[comp.lang.ada] Ada & Posix

billwolf%hazel.cs.clemson.edu@hubcap.clemson.edu (William Thomas Wolfe, 2847 ) (11/21/89)

From mjl@cs.rit.edu:
> Actually, both Unix and Ada are products of the 1970's.  The difference
> is that Unix, being primarily of commercial interest, has been able to
> evolve, 

   Thus generating the need for the POSIX effort.  Ada, on the 
   other hand, standardized itself to start with.  Furthermore, 
   its definition was frozen for ten years precisely in order to
   provide vendors with the ability to amortize their investments
   over that period of time.  Ada has always had its portability,
   whereas Unix is just now struggling to achieve it.

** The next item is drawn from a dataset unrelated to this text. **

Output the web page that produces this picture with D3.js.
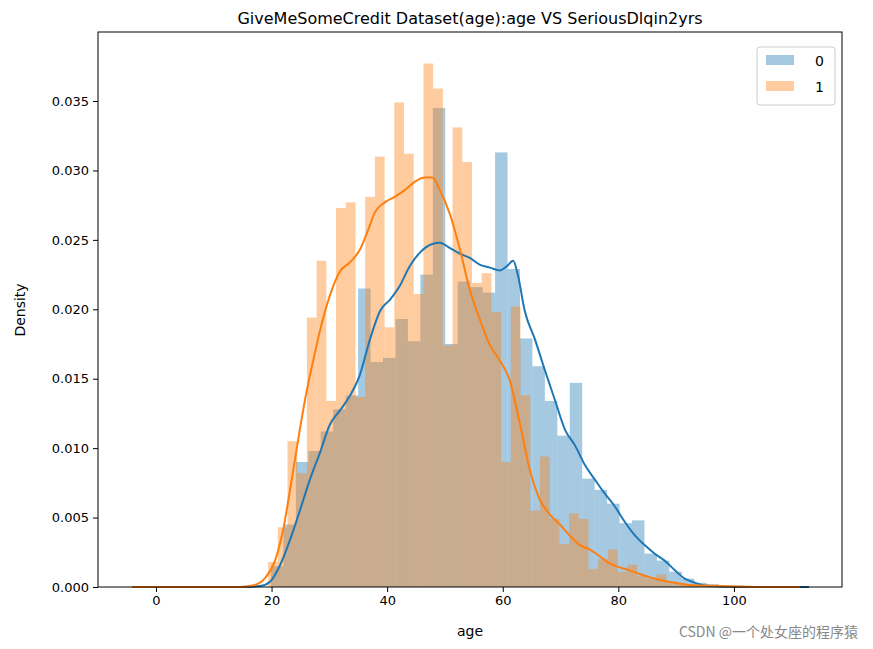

   Now that Unix is finally standardizing, work is also in progress
   (in the IEEE 1003.5 committee) to develop a standardized Ada binding
   to the IEEE 1003.1 POSIX standard.  From AlsyNews, September 1989:

      Ada applications will have a major portability advantage
      over C applications because Ada's strong typing will assure
      that an application accesses only the services that are in
      the POSIX packages.  A C application might inadvertently mix
      portable POSIX services with non-portable services provided
      by the local operating system.

   A full IEEE ballot on the Ada binding to POSIX is expected by year-end.


   Bill Wolfe, wtwolfe@hubcap.clemson.edu

billwolf%hazel.cs.clemson.edu@hubcap.clemson.edu (William Thomas Wolfe, 2847 ) (11/21/89)

From billwolf%hazel.cs.clemson.edu@hubcap.clemson.edu:
>    Ada has always had its portability,
>    whereas Unix is just now struggling to achieve it.

   Consider also this quote from last Wednesday's Wall Street Journal:

      Currently, about 9% of the world's computers run Unix.
      It was feared that the computer industry's inability to
      agree on a single version of Unix would slow its spread.
      But because there is now a potential standard version of
      Unix, the operating system's popularity is expected to
      surge.  Analysts estimate that more than a quarter of the
      computer systems will run Unix by 1993.  "Having a clear
      common [standard] will encourage the perception that Unix
      is a mainstream product," said Eric Schmidt, vice president 
      of Sun Microsystems Inc.'s general systems group.

   Contrary to what some Usenetters seem to think, Unix is by no
   means universal; it is only recently discovering the need to
   impose the discipline of standardization, so that it might seek 
   more than its present single-digit level of market share.